What to expect — and your procedural options
This firm's volume is its defining feature only in a narrow sense: the pressure comes from discovery, fees, and timeline control rather than from raw motion count. The information below describes what each pattern is and the procedural tools and rules that relate to it.
- The discovery pattern. Discovery motions appear in ~62% of their cases. Responding to discovery completely and on time is what removes a non-compliance basis for sanctions; documenting each response is what builds the compliance record. Where demands exceed what the rules permit, a protective-order request is the procedural tool for narrowing them. The compliance record is also relevant to how a fee argument is evaluated.
- The fee-leverage pattern. Counsel fees are put in play in two-thirds of cases. Connecticut fee awards turn on need and litigation conduct (C.G.S. §46b-62). A party's own motion volume and continuances are part of the litigation-conduct record the court can consider when allocating cost.
- The clock-control pattern. Continuances appear in over half their cases (22 continuance motions — their single most-filed motion type). A Motion to Advance is the procedural tool a party may use to ask the court to hear a matter sooner; continuances can be opposed on the record, which puts the burden on the moving party to justify each one.
- The pendente-lite pattern. Their motion mix is heavy on pendente-lite orders, including custody (6 + 4 of their top motions). Interim orders set the baseline against which the rest of the case is measured, because a default or weak showing at the pendente lite stage can lock in terms that are difficult to undo later.
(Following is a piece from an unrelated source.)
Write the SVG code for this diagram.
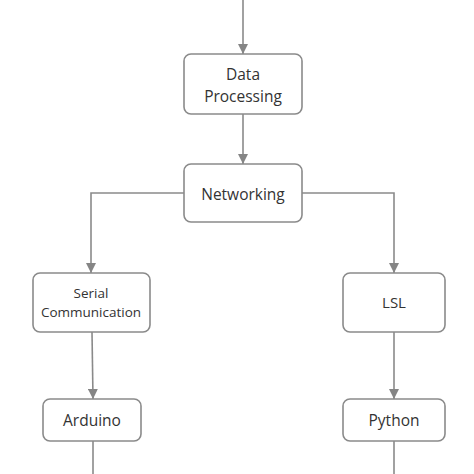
<svg xmlns="http://www.w3.org/2000/svg" width="474" height="474" viewBox="0 0 474 474">
<defs>
<marker id="arr" viewBox="0 0 10 10" refX="10" refY="5" markerWidth="10" markerHeight="10" markerUnits="userSpaceOnUse" orient="auto">
<path d="M0,0 L10,5 L0,10 Z" fill="#858585"/>
</marker>
<style>
.box{fill:#fff;stroke:#8a8a8a;stroke-width:1.6}
.edge{fill:none;stroke:#8a8a8a;stroke-width:1.6;marker-end:url(#arr)}
.line{fill:none;stroke:#8a8a8a;stroke-width:1.6}
text{font-family:"Open Sans","Noto Sans",sans-serif;fill:#333;text-anchor:middle}
.t15{font-size:15.5px}
.t13{font-size:13.5px}
.t14{font-size:15px}
</style>
</defs>
<rect width="474" height="474" fill="#fff"/>
<g id="connectors">
<path class="edge" d="M243,0 V54"/>
<path class="edge" d="M243,114 V164"/>
<path class="edge" d="M184,193 H91 V273"/>
<path class="edge" d="M302,193 H394 V273"/>
<path class="edge" d="M92,332 L93,399"/>
<path class="edge" d="M394,332 V399"/>
<path class="line" d="M93,441 V474"/>
<path class="line" d="M394,441 V474"/>
</g>
<g id="data-processing">
<rect class="box" x="184" y="54" width="118" height="60" rx="7"/>
<text class="t15" x="243" y="80">Data</text>
<text class="t15" x="243" y="102">Processing</text>
</g>
<g id="networking">
<rect class="box" x="184" y="164" width="118" height="58" rx="7"/>
<text class="t15" x="243" y="200">Networking</text>
</g>
<g id="serial-communication">
<rect class="box" x="33" y="273" width="117" height="59" rx="7"/>
<text class="t13" x="91" y="298">Serial</text>
<text class="t13" x="91" y="317">Communication</text>
</g>
<g id="lsl">
<rect class="box" x="343" y="273" width="102" height="59" rx="7"/>
<text class="t14" x="394" y="308">LSL</text>
</g>
<g id="arduino">
<rect class="box" x="43" y="399" width="98" height="42" rx="7"/>
<text class="t15" x="92" y="426">Arduino</text>
</g>
<g id="python">
<rect class="box" x="343" y="399" width="102" height="42" rx="7"/>
<text class="t15" x="394" y="426">Python</text>
</g>
</svg>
- The self-represented-opponent pattern. They file ~11.9 filings/case against pro-se opponents versus ~9.9 against represented ones, and their heaviest docket on record (Tona v. Tona, 45 filings) was against a self-represented party. Organization, deadline tracking, and limited-scope counsel for specific pressure points are the resources commonly available to a self-represented party facing this asymmetry.
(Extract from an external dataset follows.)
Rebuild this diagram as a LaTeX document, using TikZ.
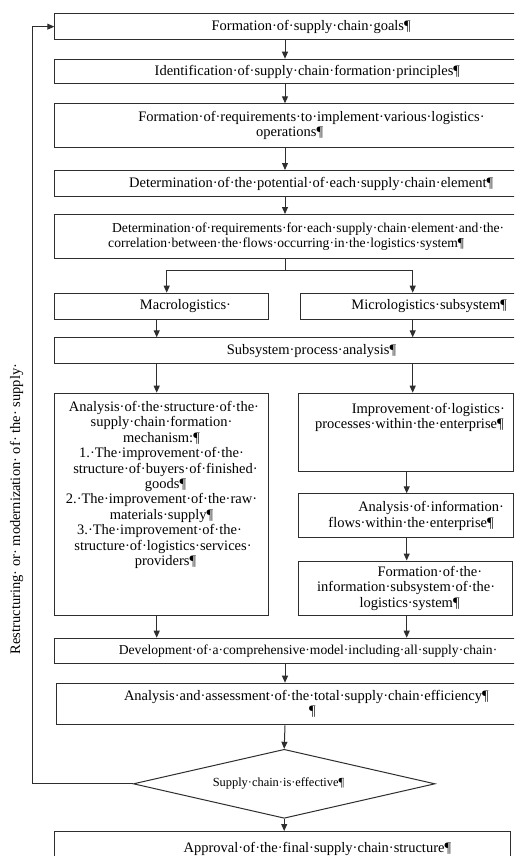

- The merits-vs-leverage distinction. With only ~1.38 motions per case, this profile's pressure is leverage, not paper volume. A short, merits-focused record — complete and timely responses, tight documented filings, and the substantive questions (custody, support, division) kept in the foreground — is the counterweight the data points to.
Methodology & limits
Computed from public CT Judicial Branch docket entries and party rosters (parties → filing-side attribution → motion/outcome tally). "Win rate" = Granted ÷ (Granted + Denied) on the firm's own filed motions where the docket records an outcome; many entries record no outcome and are excluded. With only 19 decided motions in this sample, no reliable win-rate percentage is reported. Marker counts use keyword matching on docket event descriptions and may include related sub-types. Firm-name aggregation follows the docket's recorded firm name (the source truncates long names). Patterns reflect aggregate history, not the conduct of any one attorney or the merits of any one case.